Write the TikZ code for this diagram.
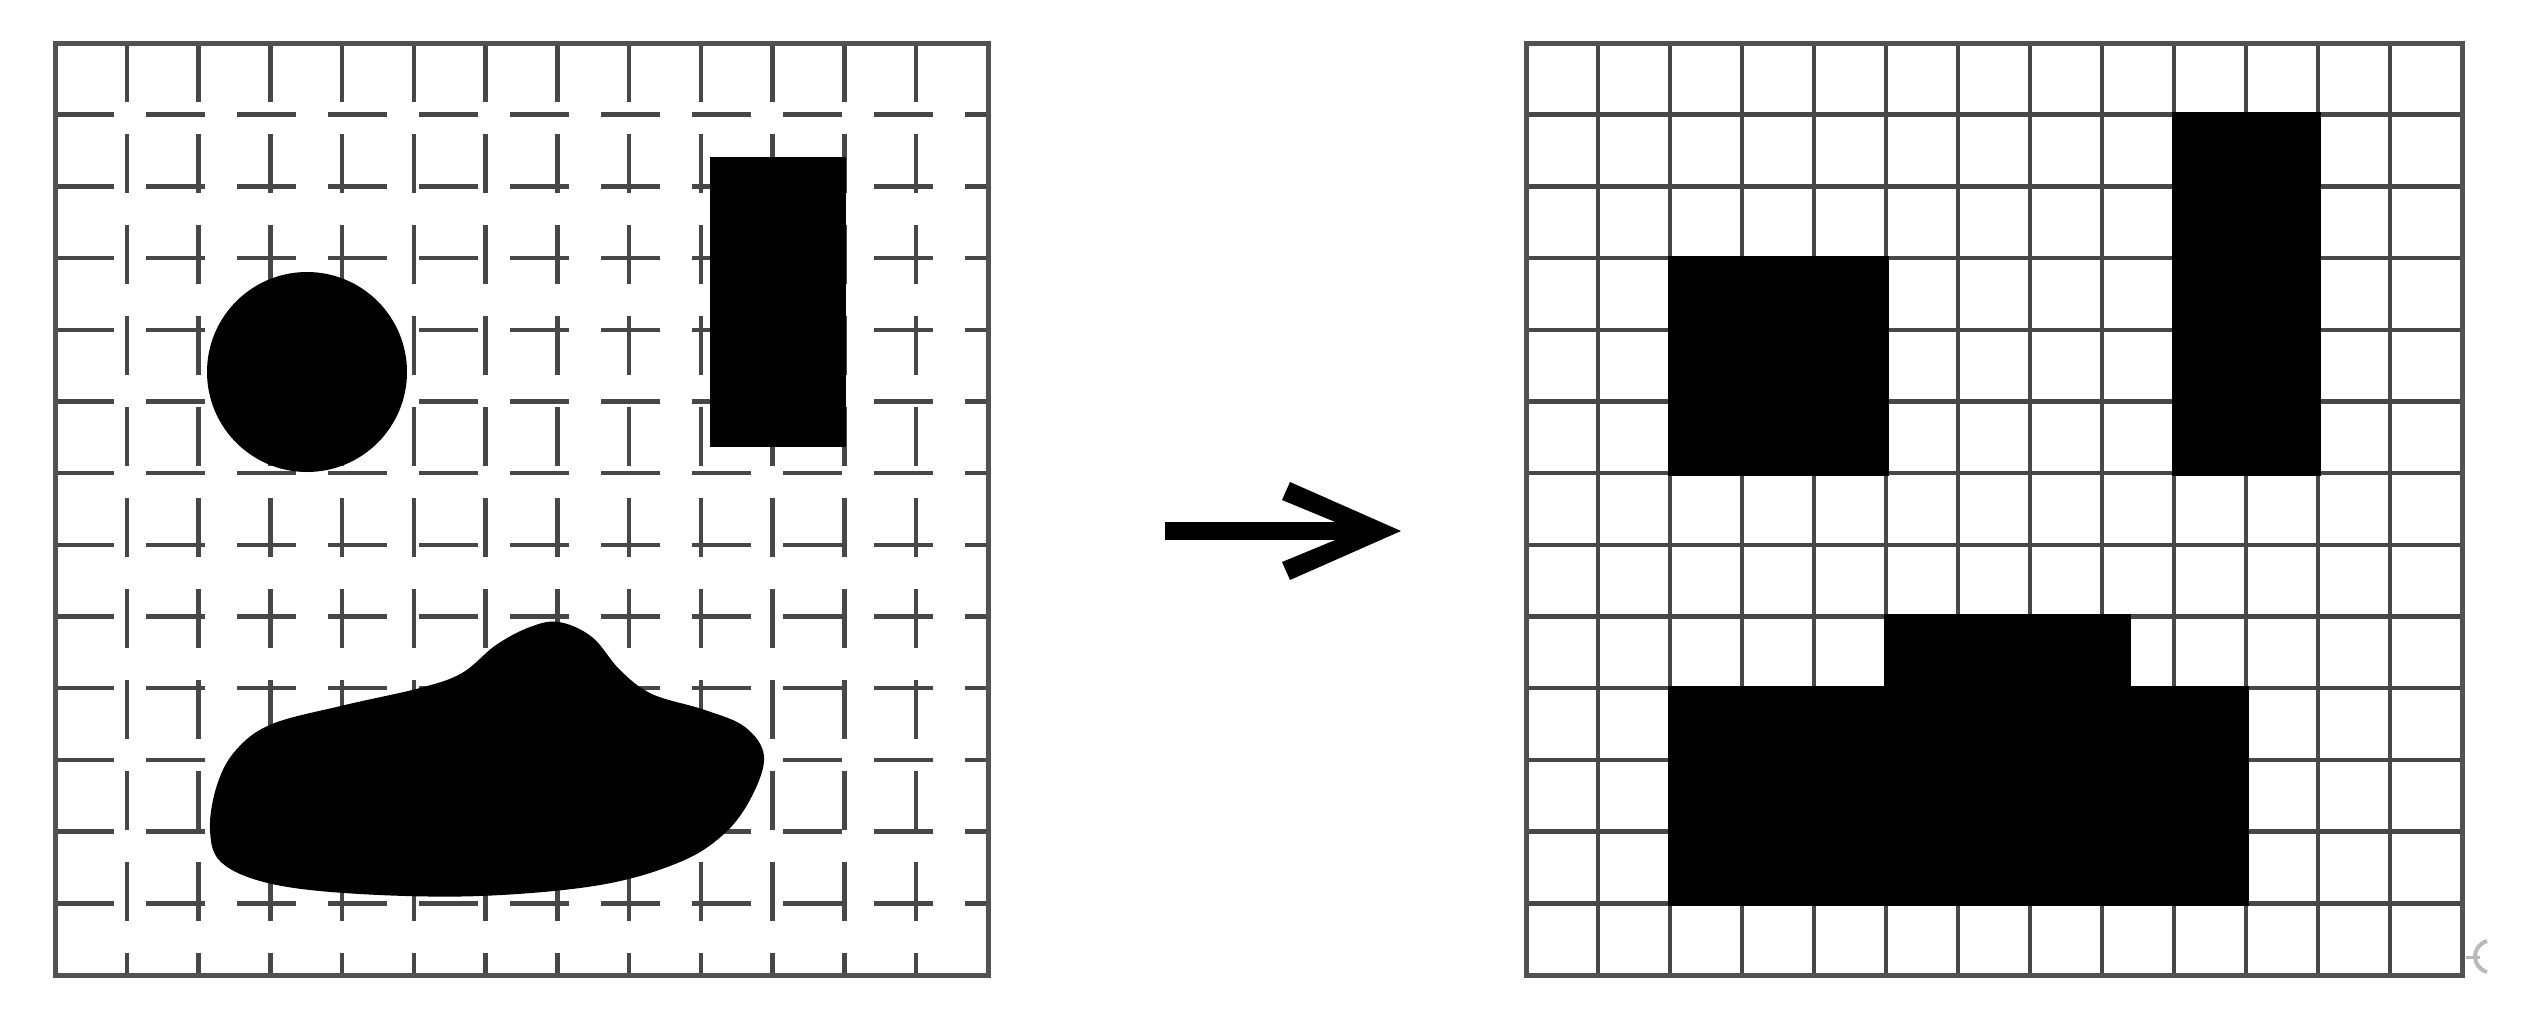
\documentclass[tikz,border=0pt]{standalone}
\begin{document}
\begin{tikzpicture}[x=1pt,y=-1pt,
  gridline/.style={draw=black!72,line width=4.5pt},
  dashline/.style={gridline,dash pattern=on 59pt off 32pt},
  border/.style={draw=black!68,line width=5pt},
  blackfill/.style={fill=black,draw=none}]
\useasboundingbox[fill=white] (0,0) rectangle (2524,1026);
% ---------- left grid (dashed) ----------
\def\lx{55}\def\rx{988}\def\ty{43}\def\by{975}
\pgfmathsetmacro\cw{(\rx-\lx)/13}
\pgfmathsetmacro\ch{(\by-\ty)/13}
\foreach \i in {1,...,12}{
  \draw[dashline] ({\lx+\i*\cw},\ty) -- ({\lx+\i*\cw},\by);
  \draw[dashline] (\lx,{\ty+\i*\ch}) -- (\rx,{\ty+\i*\ch});
}
\draw[border] (\lx,\ty) rectangle (\rx,\by);
% shapes on the left
\fill[blackfill] (307,372) circle (100);
\fill[blackfill] (710,157) rectangle (846,447);
\fill[blackfill] plot[smooth cycle,tension=0.6] coordinates {
 (559,622) (592,637) (620,670) (652,694) (705,710) (745,727) (764,756)
 (752,796) (725,833) (680,862) (600,885) (480,896) (360,894) (272,884)
 (222,863) (210,830) (217,785) (236,750) (272,724) (345,705) (420,688)
 (462,673) (496,645) (530,627)};
% ---------- arrow ----------
\coordinate (arrA) at (1165,531);
\coordinate (arrB) at (1372,531);
\draw[line width=18pt] (arrA) -- (arrB);
\fill[blackfill] (1401,531) -- (1290,482) -- (1282,500) -- (1357,531)
  -- (1282,562) -- (1290,580) -- cycle;
% ---------- right grid (solid) ----------
\def\Lx{1526}\def\Rx{2462}
\pgfmathsetmacro\Cw{(\Rx-\Lx)/13}
\foreach \i in {1,...,12}{
  \draw[gridline] ({\Lx+\i*\Cw},\ty) -- ({\Lx+\i*\Cw},\by);
  \draw[gridline] (\Lx,{\ty+\i*\ch}) -- (\Rx,{\ty+\i*\ch});
}
\draw[border] (\Lx,\ty) rectangle (\Rx,\by);
% filled cells
\fill[blackfill] ({\Lx+9*\Cw-2.5},{\ty+1*\ch-2.5}) rectangle ({\Lx+11*\Cw+2.5},{\ty+6*\ch+2.5});
\fill[blackfill] ({\Lx+2*\Cw-2.5},{\ty+3*\ch-2.5}) rectangle ({\Lx+5*\Cw+2.5},{\ty+6*\ch+2.5});
\fill[blackfill] ({\Lx+5*\Cw-2.5},{\ty+8*\ch-2.5}) rectangle ({\Lx+8.4*\Cw},{\ty+9*\ch+2.5});
\fill[blackfill] ({\Lx+2*\Cw-2.5},{\ty+9*\ch-2.5}) rectangle ({\Lx+10*\Cw+2.5},{\ty+12*\ch+2.5});
% small grey mark at the lower right
\draw[gray!55,line width=4pt] (2487,941) .. controls (2471,946) and (2471,967) .. (2487,972);
\draw[gray!55,line width=3pt] (2466,957) -- (2480,957);
\end{tikzpicture}
\end{document}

Exercise = Return the full material word for word. Do not include the pictures.

Result of this task =
Write the TikZ code for this diagram.
\documentclass[tikz,border=0pt]{standalone}
\begin{document}
\begin{tikzpicture}[x=1pt,y=-1pt,
  gridline/.style={draw=black!72,line width=4.5pt},
  dashline/.style={gridline,dash pattern=on 59pt off 32pt},
  border/.style={draw=black!68,line width=5pt},
  blackfill/.style={fill=black,draw=none}]
\useasboundingbox[fill=white] (0,0) rectangle (2524,1026);
% ---------- left grid (dashed) ----------
\def\lx{55}\def\rx{988}\def\ty{43}\def\by{975}
\pgfmathsetmacro\cw{(\rx-\lx)/13}
\pgfmathsetmacro\ch{(\by-\ty)/13}
\foreach \i in {1,...,12}{
  \draw[dashline] ({\lx+\i*\cw},\ty) -- ({\lx+\i*\cw},\by);
  \draw[dashline] (\lx,{\ty+\i*\ch}) -- (\rx,{\ty+\i*\ch});
}
\draw[border] (\lx,\ty) rectangle (\rx,\by);
% shapes on the left
\fill[blackfill] (307,372) circle (100);
\fill[blackfill] (710,157) rectangle (846,447);
\fill[blackfill] plot[smooth cycle,tension=0.6] coordinates {
 (559,622) (592,637) (620,670) (652,694) (705,710) (745,727) (764,756)
 (752,796) (725,833) (680,862) (600,885) (480,896) (360,894) (272,884)
 (222,863) (210,830) (217,785) (236,750) (272,724) (345,705) (420,688)
 (462,673) (496,645) (530,627)};
% ---------- arrow ----------
\coordinate (arrA) at (1165,531);
\coordinate (arrB) at (1372,531);
\draw[line width=18pt] (arrA) -- (arrB);
\fill[blackfill] (1401,531) -- (1290,482) -- (1282,500) -- (1357,531)
  -- (1282,562) -- (1290,580) -- cycle;
% ---------- right grid (solid) ----------
\def\Lx{1526}\def\Rx{2462}
\pgfmathsetmacro\Cw{(\Rx-\Lx)/13}
\foreach \i in {1,...,12}{
  \draw[gridline] ({\Lx+\i*\Cw},\ty) -- ({\Lx+\i*\Cw},\by);
  \draw[gridline] (\Lx,{\ty+\i*\ch}) -- (\Rx,{\ty+\i*\ch});
}
\draw[border] (\Lx,\ty) rectangle (\Rx,\by);
% filled cells
\fill[blackfill] ({\Lx+9*\Cw-2.5},{\ty+1*\ch-2.5}) rectangle ({\Lx+11*\Cw+2.5},{\ty+6*\ch+2.5});
\fill[blackfill] ({\Lx+2*\Cw-2.5},{\ty+3*\ch-2.5}) rectangle ({\Lx+5*\Cw+2.5},{\ty+6*\ch+2.5});
\fill[blackfill] ({\Lx+5*\Cw-2.5},{\ty+8*\ch-2.5}) rectangle ({\Lx+8.4*\Cw},{\ty+9*\ch+2.5});
\fill[blackfill] ({\Lx+2*\Cw-2.5},{\ty+9*\ch-2.5}) rectangle ({\Lx+10*\Cw+2.5},{\ty+12*\ch+2.5});
% small grey mark at the lower right
\draw[gray!55,line width=4pt] (2487,941) .. controls (2471,946) and (2471,967) .. (2487,972);
\draw[gray!55,line width=3pt] (2466,957) -- (2480,957);
\end{tikzpicture}
\end{document}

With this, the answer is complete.